L’excellence du repas à la française
L’UNESCO a classé en 2010 le repas gastronomique à la française au patrimoine immatériel de l’humanité. Cette distinction prestigieuse marque la reconnaissance officielle de l’excellence française en matière de gastronomie.
Cette excellence est étroitement liée au prestige de l’art de la table français, qui contribue à la renommée des grandes tables. Il s’agit aussi d’un rituel culturel qui n’existe nulle par ailleurs, bien que le rayonnement de l’art de la table à la française soit aujourd’hui mondialement reconnu.
En effet, en France l’art de la table fait concrètement partie de la culture et résulte de siècles de travail et d’histoire mais surtout de savoir-faire unique au monde.
Une culture riche et remontant au Moyen Age
L’art de la table existe depuis longtemps, même s’il a été relativement rudimentaire pendant une longue période : au Moyen Age par exemple, l’absence d’assiettes n’empêchait pas une culture très codifiée de la prise des repas. On utilisait tailloirs et tranchoirs, la nourriture étant servie sur du pain, lui-même déposé sur une planche de bois. Seule la matière de la planche variait selon le prestige de la table : or et argent aux tables de la noblesse, bois sur les tables des paysans.

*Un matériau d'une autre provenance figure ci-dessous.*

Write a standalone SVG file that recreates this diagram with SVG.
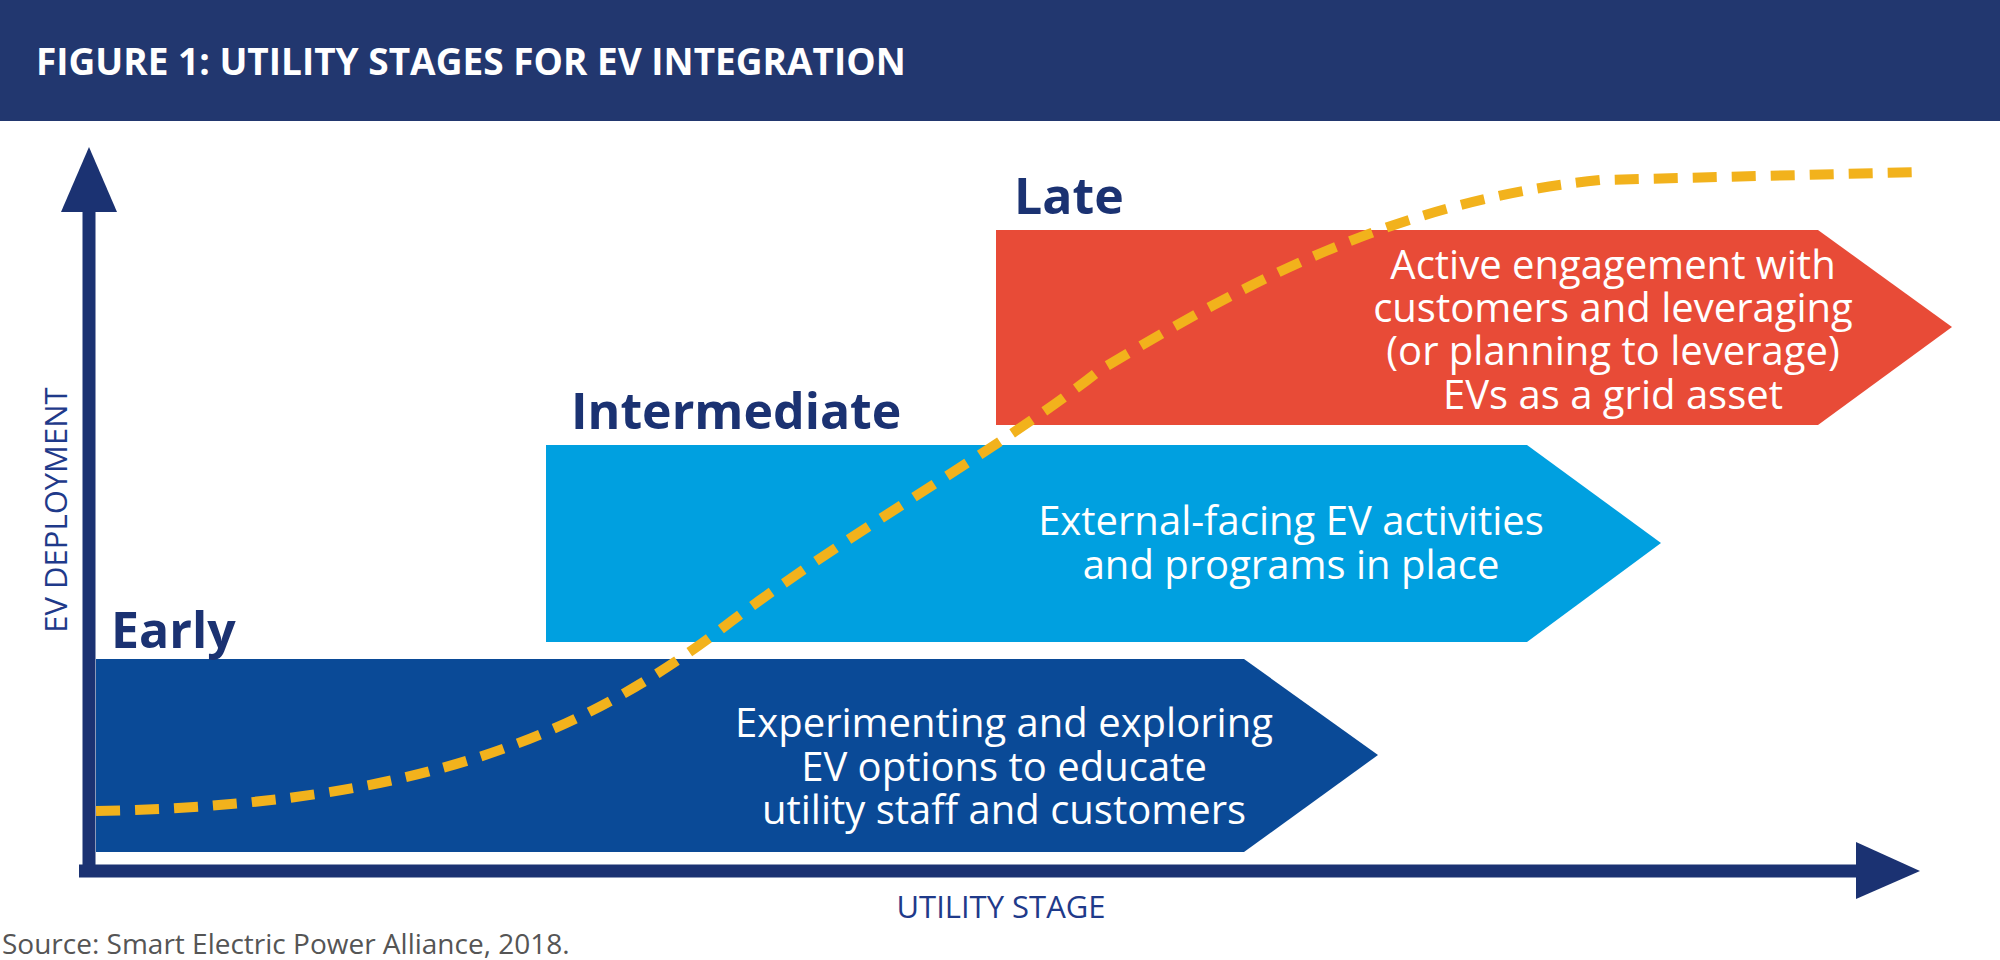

C’est donc la monarchie qui a fait évoluer l’art de la table, en conférant à ce moment privilégié qu’est le repas une élégance et un raffinement hors du commun. La richesse et le pouvoir sont mis en évidence de façon ostentatoire et cela passe par des usages très normés, qui construisent un art de la table au comble du raffinement, notamment sous le règne de Louis XIV.
Le pouvoir en place, à travers ses hommes politiques, permet également de créer des manufactures royales (porcelaine, orfèvrerie…) installant officiellement une excellence française qui rayonnera progressivement dans le monde entier.
Art de la table et révolutions
Ce sont ensuite les différentes révolutions qui vont venir transformer notre gastronomie et nos rituels de repas, bouleversant dans le même temps l’art de la table tel qu’il existait sous les grandes monarchies. La révolution française provoque de fait une émigration massive des aristocrates mais leur domesticité reste en partie sur le sol français. Tout le savoir lié à l’art de la table est alors utilisé à travers l’ouverture des premiers restaurants, dont l’apparition modifie totalement la façon de servir la nourriture, qui ne peut plus être apportée à table à raison d’une dizaine de plats à la fois.
Après les restaurants viennent les palaces, drainant une clientèle riche et exigeante. Ces palaces commandent aux orfèvres et aux porcelainiers des collections spécifiques pour leur maison, toujours dans un souci de magnificence et de raffinement extrême, tant pour la nourriture servie que dans la façon de la présenter et de la servir. Restaurants et palaces – qui marquent l’apogée de la bourgeoisie – créent donc par phases successives une nouvelle culture dans la façon de recevoir, de préparer les repas et de les servir à table.
Cette culture sera portée et amplifiée par les révolutions industrielles, qui permettront des innovations techniques majeures : nouveaux matériaux, nouvelles formes, nouveaux usages et coûts de fabrication et de transports réduits. On voit notamment l’apparition de l’inox, de la verrerie mécanique, de la porcelaine pressée.
En parallèle, les révolutions sociales modifient nos habitudes de repas, qui ont peu à peu fait de l’art de la table un univers affranchi de ses codes les plus stricts. Aujourd’hui l’art de la table est devenu un loisir, toujours lié aux plaisirs gastronomiques et mettant en valeur, avec des usages nouveaux, plus décontractés mais riches de siècles d’histoire, l’art unique du repas à la française.